Preferred stock holders receive priority for dividend payments over common stock holders. These dividends are often fixed, structured as a percentage of the par value of the preferred share. Common stock dividends are variable, declared at the discretion of the Board of Directors, and only paid after all preferred obligations have been met.
Preferred stock holders typically possess no voting rights regarding the election of the Board of Directors or major corporate policy decisions. Common stock holders are the primary recipients of voting rights, exercising control over the company’s governance structure.
Liquidation preference also favors the preferred stock class. If a company is dissolved, preferred share holders are paid out of the remaining assets before any funds are distributed to common share holders. Common stock holders assume the highest risk of loss but also retain unlimited potential for capital appreciation.
Preferred shares, due to their fixed dividend structure and priority claim, usually experience less volatility. The nature of the investment is therefore a trade-off between stability and potential growth.
Equity securities represent ownership, whereas debt securities, such as corporate bonds, represent a creditor relationship. An equity holder is an owner, fully participating in the company’s success or failure. A debt holder is a lender, expecting a guaranteed return of principal plus interest.
Interest payments on debt are contractual obligations that must be met, known as mandatory fixed charges. Dividend payments on equity are discretionary, contingent upon the Board’s declaration and the company’s financial health.
Failure to pay interest on a bond can trigger default proceedings, potentially forcing the company into bankruptcy. Failure to declare a dividend on common stock carries no such legal penalty. This legal distinction places debt holders higher in the capital structure hierarchy.
The higher position in the capital structure translates to a lower risk profile for debt holders. Equity holders face a higher risk of total loss but are compensated by the potential for greater returns through capital gains and variable dividends.
Equity returns are primarily driven by the market value appreciation of the stock. Debt returns are primarily driven by the contractual interest rate, or coupon, of the bond. The return on equity is generally higher than the return on debt over long periods, reflecting the greater risk assumed by the ownership class.
Equity ownership, particularly common stock, bestows several distinct rights upon the investor. The most significant right is the ability to vote on matters of corporate governance. This voting right is used primarily to elect the members of the Board of Directors during the annual shareholder meeting.
Each share of common stock typically represents one vote, allowing shareholders to exert influence proportional to their ownership stake. Shareholders also vote on major corporate actions, such as mergers, acquisitions, or significant changes to the corporate charter.
Another core right is the entitlement to receive dividends when and if they are formally declared by the Board. The declaration process converts retained earnings into a distribution obligation owed to shareholders. This right is passive, meaning the shareholder cannot compel the dividend payment but is entitled to it once declared.

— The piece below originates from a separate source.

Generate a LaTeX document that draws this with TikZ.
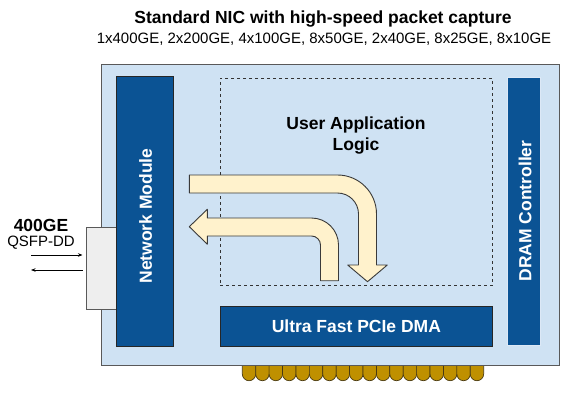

Some corporate charters also grant pre-emptive rights to existing shareholders. A pre-emptive right allows current owners to purchase a proportional number of shares in any new stock issuance. This mechanism protects existing shareholders from having their ownership percentage diluted by the issuance of new stock.
For example, a shareholder owning 5% of a company would have the right to purchase 5% of any new shares issued. Exercising these rights is crucial for maintaining the level of corporate influence and control previously established.
Equity securities are bought and sold across two fundamentally different market environments: the primary market and the secondary market. The primary market is where a company first issues new shares to the public in order to raise capital. This process is most famously executed through an Initial Public Offering, or IPO.
In an IPO, the company sells its stock directly to institutional investors and the public for the first time. The proceeds from these sales flow directly to the issuing corporation. Investment banks play a crucial role in the primary market, underwriting the offering and facilitating the sale.
Once the shares are issued, they enter the secondary market. The secondary market is where existing shares are traded among investors, without the issuing company receiving any proceeds from the transaction. This market provides liquidity for the securities, allowing investors to convert their ownership stake into cash easily.
The major centralized venues for secondary market trading are the stock exchanges, such as the New York Stock Exchange (NYSE) and the NASDAQ. These exchanges provide regulated platforms that match buyers and sellers according to specific rules and pricing protocols. The efficiency of the secondary market directly impacts investor confidence and the overall valuation of the equity security.